WHAT IS REQUIRED:
Write the listing below out again exactly, dropping the images.

======

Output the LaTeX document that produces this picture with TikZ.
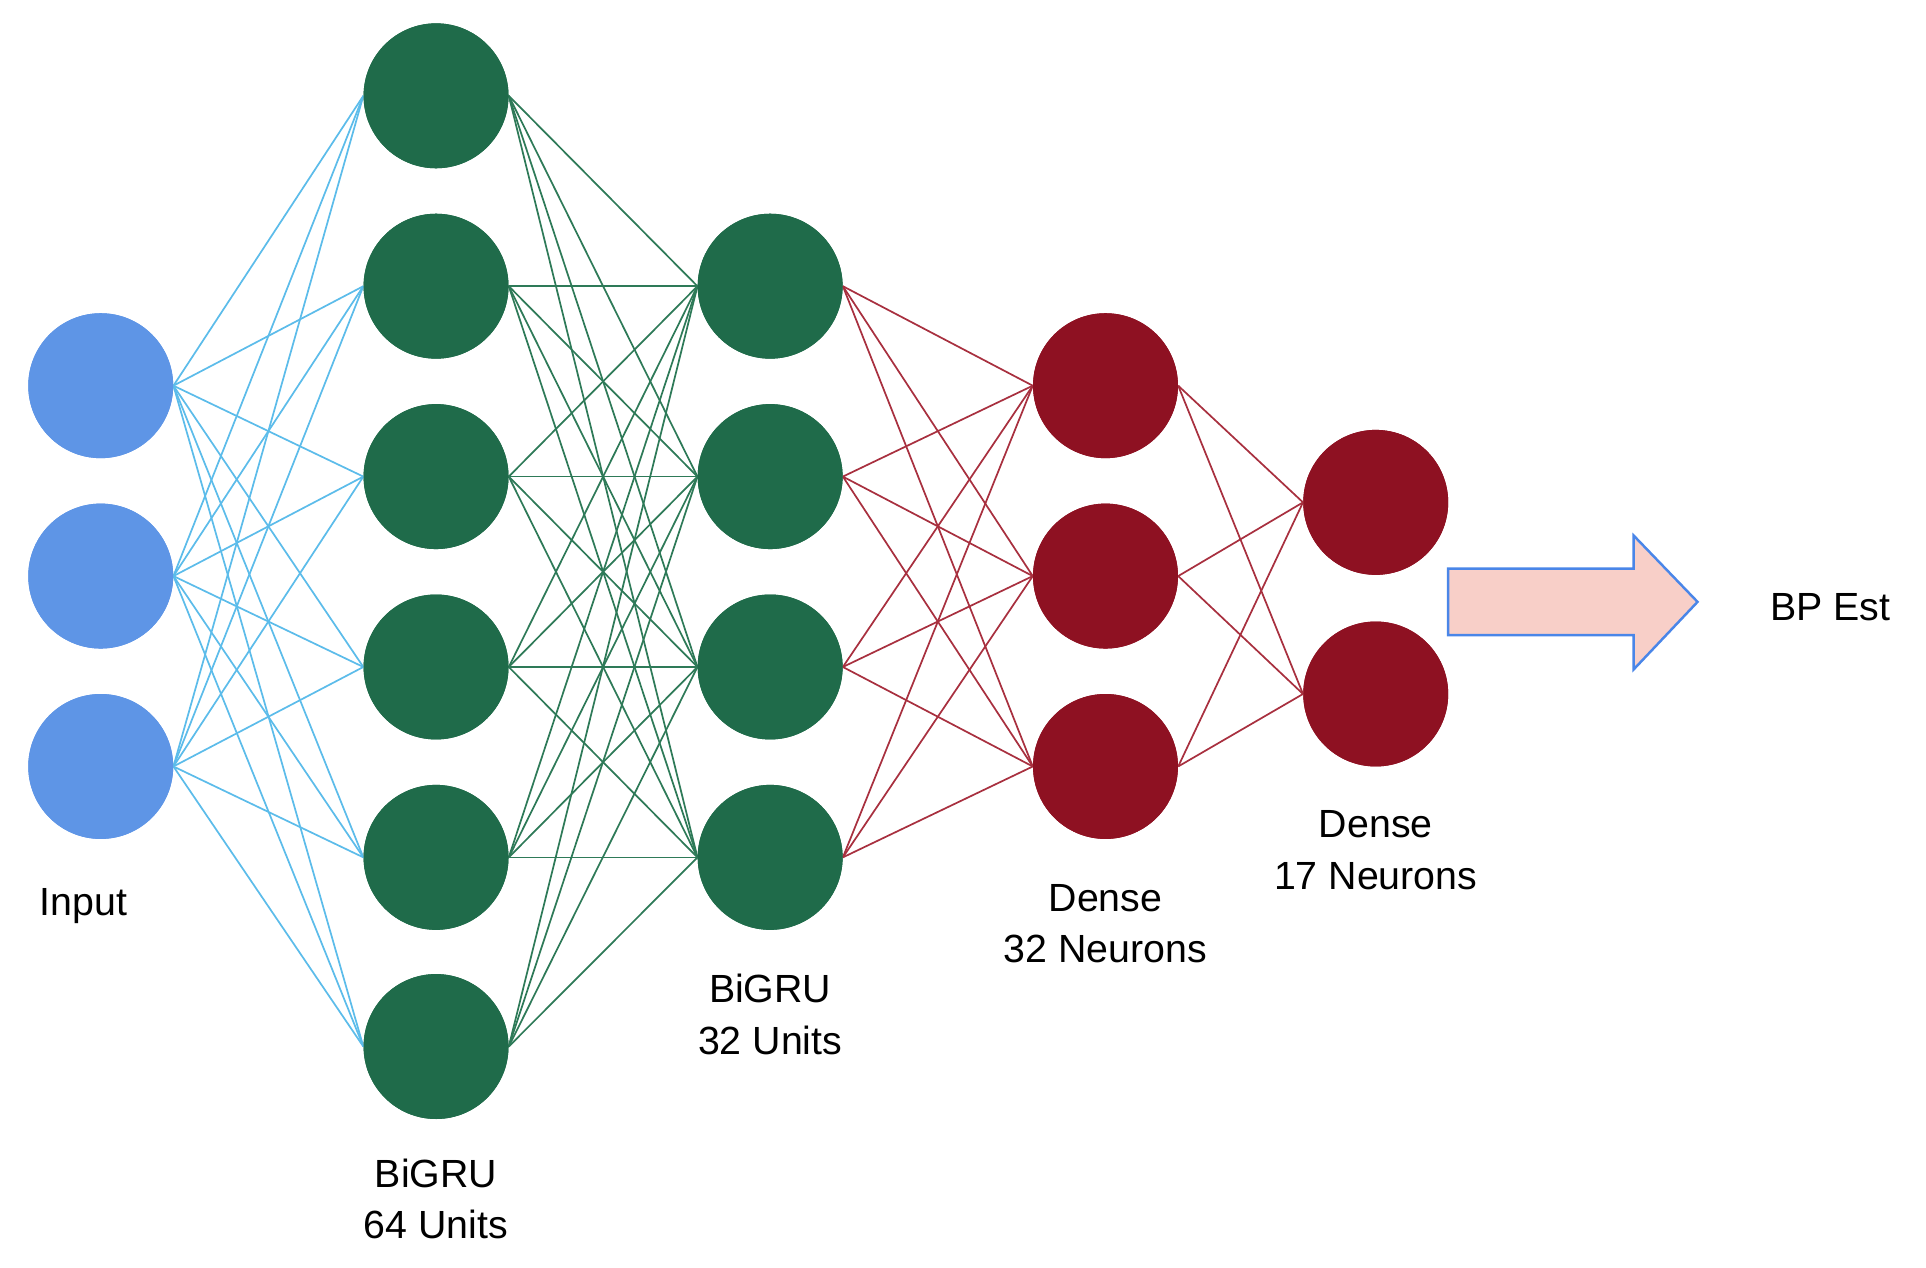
\documentclass[tikz,border=0pt]{standalone}
\usepackage{fontspec}
\setmainfont{Liberation Sans}
\begin{document}
\begin{tikzpicture}[x=1pt,y=-1pt,
 neu/.style={circle,minimum size=118pt,inner sep=0pt,draw=none},
 inp/.style={neu,fill=blue1},
 gru/.style={neu,fill=green1},
 den/.style={neu,fill=red1},
 lab/.style={align=center,font=\fontsize{32}{42}\selectfont},
 eb/.style={draw=lblue,line width=1.4pt},
 eg/.style={draw=lgreen,line width=1.4pt},
 er/.style={draw=lred,line width=1.4pt}]
\definecolor{blue1}{HTML}{5E95E6}
\definecolor{green1}{HTML}{1F6B4A}
\definecolor{red1}{HTML}{8E1122}
\definecolor{lblue}{HTML}{5CBCEA}
\definecolor{lgreen}{HTML}{2E7A58}
\definecolor{lred}{HTML}{A8303F}
\definecolor{pinkf}{HTML}{F8CFC8}
\definecolor{arrb}{HTML}{4A86E8}
\useasboundingbox (0,0) rectangle (1568,1032);
\foreach \i/\y in {1/314,2/469,3/624} \node[inp] (i\i) at (82,\y) {};
\foreach \i/\y in {1/78,2/233,3/388,4/543,5/698,6/852} \node[gru] (a\i) at (355,\y) {};
\foreach \i/\y in {1/233,2/388,3/543,4/698} \node[gru] (b\i) at (627,\y) {};
\foreach \i/\y in {1/314,2/469,3/624} \node[den] (c\i) at (900,\y) {};
\foreach \i/\y in {1/409,2/565} \node[den] (d\i) at (1120,\y) {};
\begin{scope}[on background layer/.try]
\foreach \i in {1,2,3} \foreach \j in {1,...,6} \draw[eb] (i\i.east) -- (a\j.west);
\foreach \i in {1,...,6} \foreach \j in {1,...,4} \draw[eg] (a\i.east) -- (b\j.west);
\foreach \i in {1,...,4} \foreach \j in {1,2,3} \draw[er] (b\i.east) -- (c\j.west);
\foreach \i in {1,2,3} \foreach \j in {1,2} \draw[er] (c\i.east) -- (d\j.west);
\end{scope}
\foreach \i in {1,2,3} \node[inp] at (i\i) {};
\foreach \i in {1,...,6} \node[gru] at (a\i) {};
\foreach \i in {1,...,4} \node[gru] at (b\i) {};
\foreach \i in {1,2,3} \node[den] at (c\i) {};
\foreach \i in {1,2} \node[den] at (d\i) {};
\draw[fill=pinkf,draw=arrb,line width=2pt,line join=miter]
 (1179,463) -- (1330,463) -- (1330,436) -- (1382,490) -- (1330,545) -- (1330,517) -- (1179,517) -- cycle;
\node[lab] (li) at (68,738) {Input};
\node[lab] (la) at (355,976) {BiGRU\\64 Units};
\node[lab] (lb) at (627,826) {BiGRU\\32 Units};
\node[lab] (lc) at (900,752) {Dense\\32 Neurons};
\node[lab] (ld) at (1120,692) {Dense\\17 Neurons};
\node[lab] (lo) at (1490,494) {BP Est};
\end{tikzpicture}
\end{document}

======

FINAL RESULT:
Output the LaTeX document that produces this picture with TikZ.
\documentclass[tikz,border=0pt]{standalone}
\usepackage{fontspec}
\setmainfont{Liberation Sans}
\begin{document}
\begin{tikzpicture}[x=1pt,y=-1pt,
 neu/.style={circle,minimum size=118pt,inner sep=0pt,draw=none},
 inp/.style={neu,fill=blue1},
 gru/.style={neu,fill=green1},
 den/.style={neu,fill=red1},
 lab/.style={align=center,font=\fontsize{32}{42}\selectfont},
 eb/.style={draw=lblue,line width=1.4pt},
 eg/.style={draw=lgreen,line width=1.4pt},
 er/.style={draw=lred,line width=1.4pt}]
\definecolor{blue1}{HTML}{5E95E6}
\definecolor{green1}{HTML}{1F6B4A}
\definecolor{red1}{HTML}{8E1122}
\definecolor{lblue}{HTML}{5CBCEA}
\definecolor{lgreen}{HTML}{2E7A58}
\definecolor{lred}{HTML}{A8303F}
\definecolor{pinkf}{HTML}{F8CFC8}
\definecolor{arrb}{HTML}{4A86E8}
\useasboundingbox (0,0) rectangle (1568,1032);
\foreach \i/\y in {1/314,2/469,3/624} \node[inp] (i\i) at (82,\y) {};
\foreach \i/\y in {1/78,2/233,3/388,4/543,5/698,6/852} \node[gru] (a\i) at (355,\y) {};
\foreach \i/\y in {1/233,2/388,3/543,4/698} \node[gru] (b\i) at (627,\y) {};
\foreach \i/\y in {1/314,2/469,3/624} \node[den] (c\i) at (900,\y) {};
\foreach \i/\y in {1/409,2/565} \node[den] (d\i) at (1120,\y) {};
\begin{scope}[on background layer/.try]
\foreach \i in {1,2,3} \foreach \j in {1,...,6} \draw[eb] (i\i.east) -- (a\j.west);
\foreach \i in {1,...,6} \foreach \j in {1,...,4} \draw[eg] (a\i.east) -- (b\j.west);
\foreach \i in {1,...,4} \foreach \j in {1,2,3} \draw[er] (b\i.east) -- (c\j.west);
\foreach \i in {1,2,3} \foreach \j in {1,2} \draw[er] (c\i.east) -- (d\j.west);
\end{scope}
\foreach \i in {1,2,3} \node[inp] at (i\i) {};
\foreach \i in {1,...,6} \node[gru] at (a\i) {};
\foreach \i in {1,...,4} \node[gru] at (b\i) {};
\foreach \i in {1,2,3} \node[den] at (c\i) {};
\foreach \i in {1,2} \node[den] at (d\i) {};
\draw[fill=pinkf,draw=arrb,line width=2pt,line join=miter]
 (1179,463) -- (1330,463) -- (1330,436) -- (1382,490) -- (1330,545) -- (1330,517) -- (1179,517) -- cycle;
\node[lab] (li) at (68,738) {Input};
\node[lab] (la) at (355,976) {BiGRU\\64 Units};
\node[lab] (lb) at (627,826) {BiGRU\\32 Units};
\node[lab] (lc) at (900,752) {Dense\\32 Neurons};
\node[lab] (ld) at (1120,692) {Dense\\17 Neurons};
\node[lab] (lo) at (1490,494) {BP Est};
\end{tikzpicture}
\end{document}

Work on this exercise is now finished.